Fees are affected by valuations. Well over half of all changes in AUM are from performance, mainly mark-to-market changes, not new inflows.
Third, problems of mismatches of assets (underlying investments) and liabilities (redemptions) are known. However, pooled structures that commingle investor funds, create exposure to “weak hands”. Investors who have no need for liquidity and have the capacity to withstand short-term downturns are exposed to co-investors needing to redeem. This may force funds to sell holdings, usually the better, more liquid assets, to raise cash affecting fund returns and risk. Fixed-term funds or lock-in periods lead to bunching of redemptions, exacerbating exit risk.
Fourth, pooled funds come with embedded cash or liquidity risk. Many private market funds are structured with cash calls, contractual commitments to contribute when required.
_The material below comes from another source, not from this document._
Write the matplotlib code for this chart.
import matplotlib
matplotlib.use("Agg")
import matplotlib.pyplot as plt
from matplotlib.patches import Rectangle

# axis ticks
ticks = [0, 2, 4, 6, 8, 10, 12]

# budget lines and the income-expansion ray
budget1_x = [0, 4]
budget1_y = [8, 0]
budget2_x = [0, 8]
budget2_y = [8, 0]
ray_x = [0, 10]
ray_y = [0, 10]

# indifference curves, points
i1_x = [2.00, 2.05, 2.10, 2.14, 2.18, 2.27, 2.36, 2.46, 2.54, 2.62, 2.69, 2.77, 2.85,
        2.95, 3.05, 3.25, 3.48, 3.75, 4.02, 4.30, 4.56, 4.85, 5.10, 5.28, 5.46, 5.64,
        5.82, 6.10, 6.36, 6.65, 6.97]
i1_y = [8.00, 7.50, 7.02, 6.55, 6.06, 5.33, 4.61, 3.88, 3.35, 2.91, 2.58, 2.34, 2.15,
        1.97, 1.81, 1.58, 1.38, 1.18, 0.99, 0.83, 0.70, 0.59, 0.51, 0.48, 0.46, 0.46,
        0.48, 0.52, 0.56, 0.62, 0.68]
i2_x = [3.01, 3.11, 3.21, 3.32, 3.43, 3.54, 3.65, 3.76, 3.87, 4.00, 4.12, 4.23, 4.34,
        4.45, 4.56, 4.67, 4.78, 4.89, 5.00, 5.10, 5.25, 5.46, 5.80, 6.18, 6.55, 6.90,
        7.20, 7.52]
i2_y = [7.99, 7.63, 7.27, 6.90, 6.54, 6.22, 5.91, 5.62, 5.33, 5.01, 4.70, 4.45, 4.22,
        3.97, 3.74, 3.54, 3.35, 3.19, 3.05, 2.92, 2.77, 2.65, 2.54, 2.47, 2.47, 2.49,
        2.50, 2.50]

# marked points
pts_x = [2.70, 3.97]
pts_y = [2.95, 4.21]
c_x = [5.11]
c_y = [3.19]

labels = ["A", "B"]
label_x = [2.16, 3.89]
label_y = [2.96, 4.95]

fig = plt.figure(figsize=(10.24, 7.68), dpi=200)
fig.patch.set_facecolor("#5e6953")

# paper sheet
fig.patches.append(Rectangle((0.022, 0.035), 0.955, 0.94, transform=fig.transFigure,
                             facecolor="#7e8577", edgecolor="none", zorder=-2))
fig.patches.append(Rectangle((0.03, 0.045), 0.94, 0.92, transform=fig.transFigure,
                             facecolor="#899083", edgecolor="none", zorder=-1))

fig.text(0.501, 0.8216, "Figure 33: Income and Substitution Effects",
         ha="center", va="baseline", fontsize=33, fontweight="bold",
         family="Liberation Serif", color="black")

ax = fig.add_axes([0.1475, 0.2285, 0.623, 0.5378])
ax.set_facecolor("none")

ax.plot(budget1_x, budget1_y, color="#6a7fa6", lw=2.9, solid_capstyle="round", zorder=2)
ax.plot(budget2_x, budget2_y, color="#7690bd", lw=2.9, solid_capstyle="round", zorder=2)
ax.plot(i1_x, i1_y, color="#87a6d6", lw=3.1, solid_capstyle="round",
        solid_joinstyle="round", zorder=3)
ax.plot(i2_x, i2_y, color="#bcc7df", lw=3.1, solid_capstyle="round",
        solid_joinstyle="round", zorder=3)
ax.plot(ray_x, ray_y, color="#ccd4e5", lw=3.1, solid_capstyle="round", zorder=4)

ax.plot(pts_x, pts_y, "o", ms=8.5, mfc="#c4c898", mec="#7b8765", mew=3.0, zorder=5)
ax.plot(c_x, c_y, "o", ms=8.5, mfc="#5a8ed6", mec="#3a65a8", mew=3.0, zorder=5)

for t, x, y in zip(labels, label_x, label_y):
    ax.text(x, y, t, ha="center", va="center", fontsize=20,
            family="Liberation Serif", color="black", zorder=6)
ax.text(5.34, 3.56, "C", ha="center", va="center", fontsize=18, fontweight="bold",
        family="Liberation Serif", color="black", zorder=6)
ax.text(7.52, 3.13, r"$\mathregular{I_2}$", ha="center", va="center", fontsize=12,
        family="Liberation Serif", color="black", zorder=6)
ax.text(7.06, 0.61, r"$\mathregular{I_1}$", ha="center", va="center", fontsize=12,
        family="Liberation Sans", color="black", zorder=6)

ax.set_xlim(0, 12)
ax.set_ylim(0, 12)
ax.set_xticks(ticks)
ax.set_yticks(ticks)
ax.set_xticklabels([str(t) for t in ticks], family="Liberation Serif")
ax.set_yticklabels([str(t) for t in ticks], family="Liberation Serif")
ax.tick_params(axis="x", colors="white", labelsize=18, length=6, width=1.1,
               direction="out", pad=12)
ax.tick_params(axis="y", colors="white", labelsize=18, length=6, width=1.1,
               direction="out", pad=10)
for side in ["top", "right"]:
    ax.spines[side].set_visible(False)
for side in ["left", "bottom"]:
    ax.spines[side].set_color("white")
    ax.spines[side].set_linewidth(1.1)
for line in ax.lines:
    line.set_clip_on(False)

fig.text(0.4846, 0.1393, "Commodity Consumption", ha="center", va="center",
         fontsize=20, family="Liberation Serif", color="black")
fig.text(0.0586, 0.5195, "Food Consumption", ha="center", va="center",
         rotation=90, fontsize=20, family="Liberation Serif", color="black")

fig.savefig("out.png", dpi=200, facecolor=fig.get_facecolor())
This creates cash flow risks for investors. Fund distributions are also frequently unpredictable, resulting in uncertain flows and tax consequences.
While smaller investors have no choice, high net worth individuals and family offices increasingly favour managed accounts or exclusive dedicated structures where their funds are not co-mingled with other investors to minimise these risks.
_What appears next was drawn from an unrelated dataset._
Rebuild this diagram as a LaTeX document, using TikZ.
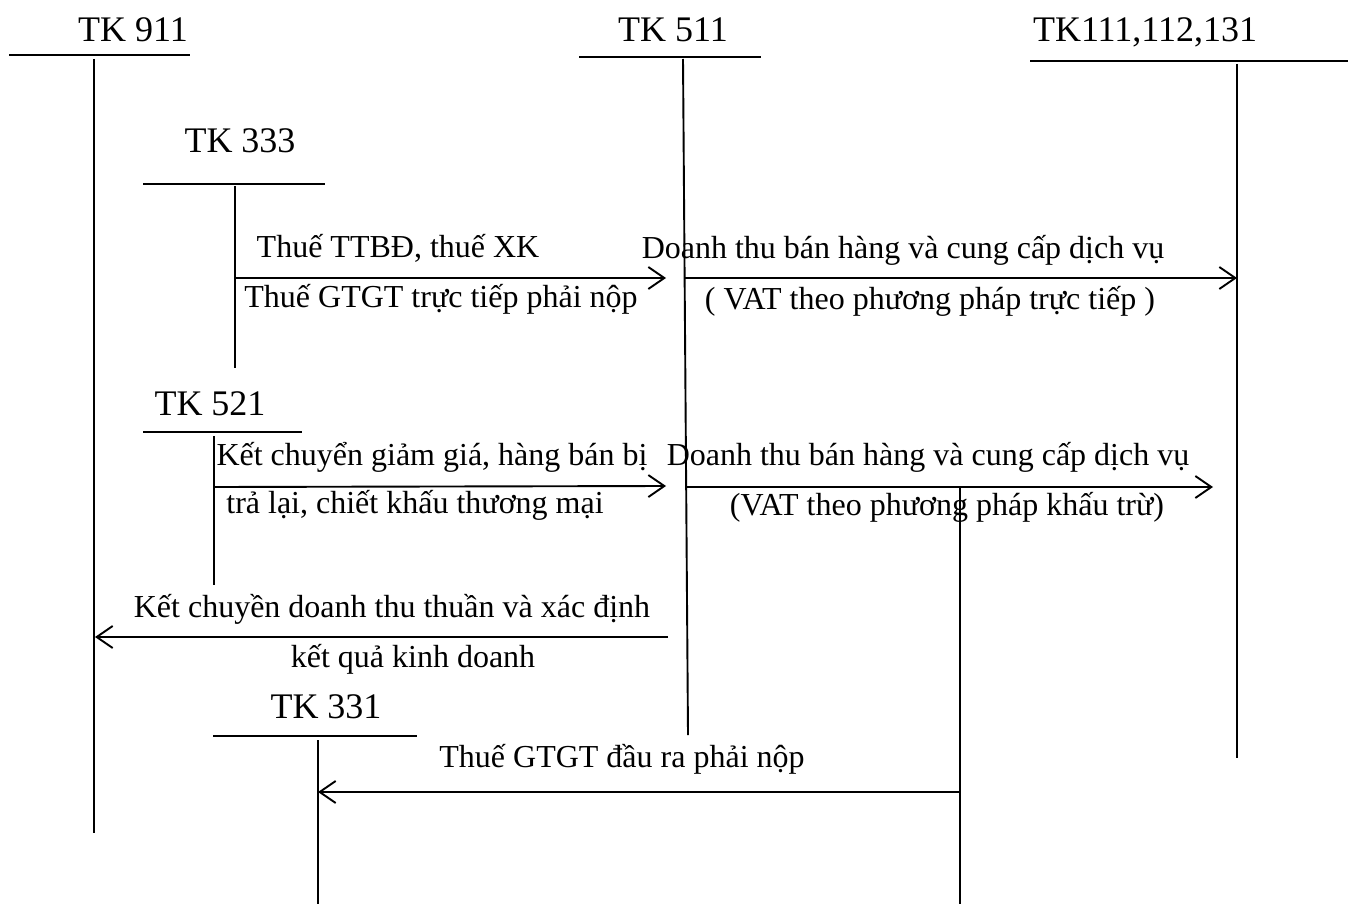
\documentclass[tikz,border=0pt]{standalone}
\usepackage{fontspec}
\setmainfont{Liberation Serif}
\usetikzlibrary{arrows.meta}
\begin{document}
\begin{tikzpicture}[x=1pt,y=-1pt,
  ln/.style={line width=1.9pt},
  arr/.style={line width=1.9pt,-{Straight Barb[length=16pt,width=22pt,line width=1.9pt]}},
  ttl/.style={inner sep=0pt,anchor=base,font=\fontsize{36}{40}\selectfont},
  lbl/.style={inner sep=0pt,anchor=base,font=\fontsize{32}{36}\selectfont}]
\useasboundingbox (0,0) rectangle (1348,904);
% titles
\node[ttl] (t911) at (133,42) {TK 911};
\node[ttl] (t511) at (673,42) {TK 511};
\node[ttl] (t111) at (1145,42) {TK111,112,131};
\node[ttl] (t333) at (240,153) {TK 333};
\node[ttl] (t521) at (210,415) {TK 521};
\node[ttl] (t331) at (326,718) {TK 331};
% account coordinates
\coordinate (h911a) at (9,55);   \coordinate (h911b) at (190,55);
\coordinate (v911a) at (94,59);  \coordinate (v911b) at (94,833);
\coordinate (h511a) at (579,57); \coordinate (h511b) at (761,57);
\coordinate (v511a) at (683,59); \coordinate (v511b) at (688,735);
\coordinate (h111a) at (1030,61); \coordinate (h111b) at (1348,61);
\coordinate (v111a) at (1237,64); \coordinate (v111b) at (1237,758);
\coordinate (h333a) at (143,184); \coordinate (h333b) at (325,184);
\coordinate (v333a) at (235,186); \coordinate (v333b) at (235,368);
\coordinate (h521a) at (143,432); \coordinate (h521b) at (302,432);
\coordinate (v521a) at (214,436); \coordinate (v521b) at (214,585);
\coordinate (h331a) at (213,736); \coordinate (h331b) at (417,736);
\coordinate (v331a) at (318,740); \coordinate (v331b) at (318,904);
\coordinate (vdeda) at (960,487); \coordinate (vdedb) at (960,904);
% T accounts
\draw[ln] (h911a) -- (h911b); \draw[ln] (v911a) -- (v911b);
\draw[ln] (h511a) -- (h511b); \draw[ln] (v511a) -- (v511b);
\draw[ln] (h111a) -- (h111b); \draw[ln] (v111a) -- (v111b);
\draw[ln] (h333a) -- (h333b); \draw[ln] (v333a) -- (v333b);
\draw[ln] (h521a) -- (h521b); \draw[ln] (v521a) -- (v521b);
\draw[ln] (h331a) -- (h331b); \draw[ln] (v331a) -- (v331b);
\draw[ln] (vdeda) -- (vdedb);
% arrows
\coordinate (a1s) at (235,278);  \coordinate (a1e) at (666,278);
\coordinate (a2s) at (684,278);  \coordinate (a2e) at (1237,278);
\coordinate (a3s) at (214,487);  \coordinate (a3e) at (666,486);
\coordinate (a4s) at (687,487);  \coordinate (a4e) at (1213,487);
\coordinate (a5s) at (668,637);  \coordinate (a5e) at (95,637);
\coordinate (a6s) at (960,792);  \coordinate (a6e) at (318,792);
\draw[arr] (a1s) -- (a1e);
\draw[arr] (a2s) -- (a2e);
\draw[arr] (a3s) -- (a3e);
\draw[arr] (a4s) -- (a4e);
\draw[arr] (a5s) -- (a5e);
\draw[arr] (a6s) -- (a6e);
% labels
\node[lbl] (l1) at (398,257) {Thuế TTBĐ, thuế XK};
\node[lbl] (l2) at (441,307) {Thuế GTGT trực tiếp phải nộp};
\node[lbl] (l3) at (903,258) {Doanh thu bán hàng và cung cấp dịch vụ};
\node[lbl] (l4) at (930,309) {( VAT theo phương pháp trực tiếp )};
\node[lbl] (l5) at (432,465) {Kết chuyển giảm giá, hàng bán bị};
\node[lbl] (l6) at (415,513) {trả lại, chiết khấu thương mại};
\node[lbl] (l7) at (928,465) {Doanh thu bán hàng và cung cấp dịch vụ};
\node[lbl] (l8) at (947,515) {(VAT theo phương pháp khấu trừ)};
\node[lbl] (l9) at (392,617) {Kết chuyền doanh thu thuần và xác định};
\node[lbl] (l10) at (413,667) {kết quả kinh doanh};
\node[lbl] (l11) at (622,767) {Thuế GTGT đầu ra phải nộp};
\end{tikzpicture}
\end{document}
Regulatory proposals to tighten rules on liquidity reserves and pricing can address some concerns. Other initiatives could include eliminating fees on AUM resulting from unrealised asset price rises, forcing distribution of income unless investors specifically choose to reinvest and more flexible rules around redemptions or penalties. Ultimately, financial equity requires providing better direct access to investments. Fractional trading of equities is one approach. Improving retail access to government and corporate debt securities would be another.
The central problem is that fund management is not about investors. It is about smart managers using other people’s money to make money by leveraging their skills. The business continues until they have sufficient capital to exit or close the fund to external investors and allow them to manage their and their friends’ money.